Por exemplo, organizações que valorizam a transparência, incentivam o desenvolvimento profissional e promovem um ambiente de trabalho inclusivo tendem a cultivar um clima de confiança e colaboração. Em contrapartida, ambientes laborais nos quais predomina a competição desleal, a obtenção de privilégios por meio de assimetria informacional e a ignorância do princípio de igualdade de direitos e de tratamento entre os indivíduos (isonomia), acabam por criar um ambiente conflitoso, propício ao esgotamento emocional. Investir na promoção de em uma cultura organizacional que valorize relações de trabalho justas e saudáveis, não apenas fortalece a saúde mental individual, mas também contribui para um ambiente de trabalho mais produtivo, criativo e sustentável a longo prazo.
A necessidade de reconhecimento e realização pessoal é uma dimensão da psicodinâmica do trabalho, diretamente ligada à motivação e satisfação. Quando os trabalhadores se sentem reconhecidos por seus esforços e habilidades, seu senso de pertencimento e importância na organização aumenta. Em contrapartida, a falta de reconhecimento ou a percepção de injustiça em sua aplicação geram sentimentos de desvalorização, levando ao desengajamento.
Sob esse mesmo sentido, a realização pessoal, percebida através de um trabalho com significado, é vital para a saúde mental. Nessa direção, para promover um ambiente de trabalho saudável, as organizações devem proporcionar reconhecimento justo e honesto, garantindo oportunidades de realização pessoal de forma isonômica. Isso melhora o bem-estar dos indivíduos, além de aumentar a produtividade e a lealdade à organização.
Após a compreensão das dimensões da psicodinâmica do trabalho, os gestores organizacionais adquirem uma visão aprofundada das dinâmicas psicológicas que ocorrem no ambiente laboral. Esta compreensão permite-lhes implementar, de forma sistemática, práticas organizacionais justas, assegurando que todos os trabalhadores sejam tratados com igualdade e respeito. Com esse conhecimento, os gestores podem identificar e mitigar as fontes de sofrimento psíquico, promovendo um ambiente de trabalho mais saudável e equilibrado.

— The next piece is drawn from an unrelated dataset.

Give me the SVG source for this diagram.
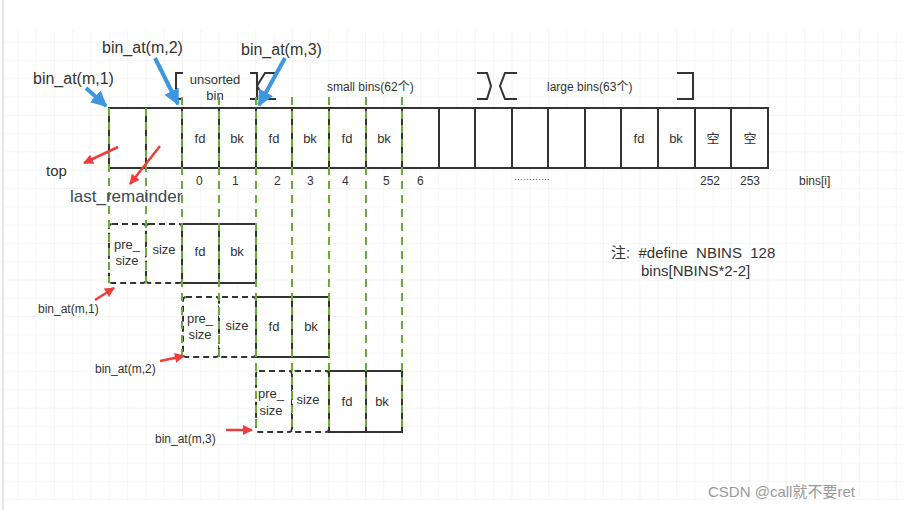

Portanto, ao adotar uma abordagem fundamentada na psicodinâmica do trabalho, os gestores não apenas melhoram o bem-estar psicológico e emocional dos trabalhadores, mas também contribuem para um aumento na produtividade e na lealdade à organização. Com base nos argumentos apresentados, a resposta à questão central deste artigo é afirmativa: sob o escopo da psicodinâmica do trabalho, é possível não sofrer no trabalho.
A aplicação desses conhecimentos permite criar políticas que reconhecem e valorizam de maneira justa tanto os esforços individuais quanto os sucessos coletivos, promovendo um ambiente propício ao desenvolvimento pessoal e profissional. Esse ambiente, pautado no mérito, proporciona, aos indivíduos, gozar de significado e propósito em suas atividades laborais, resultando em maior satisfação e engajamento em relação ao trabalho.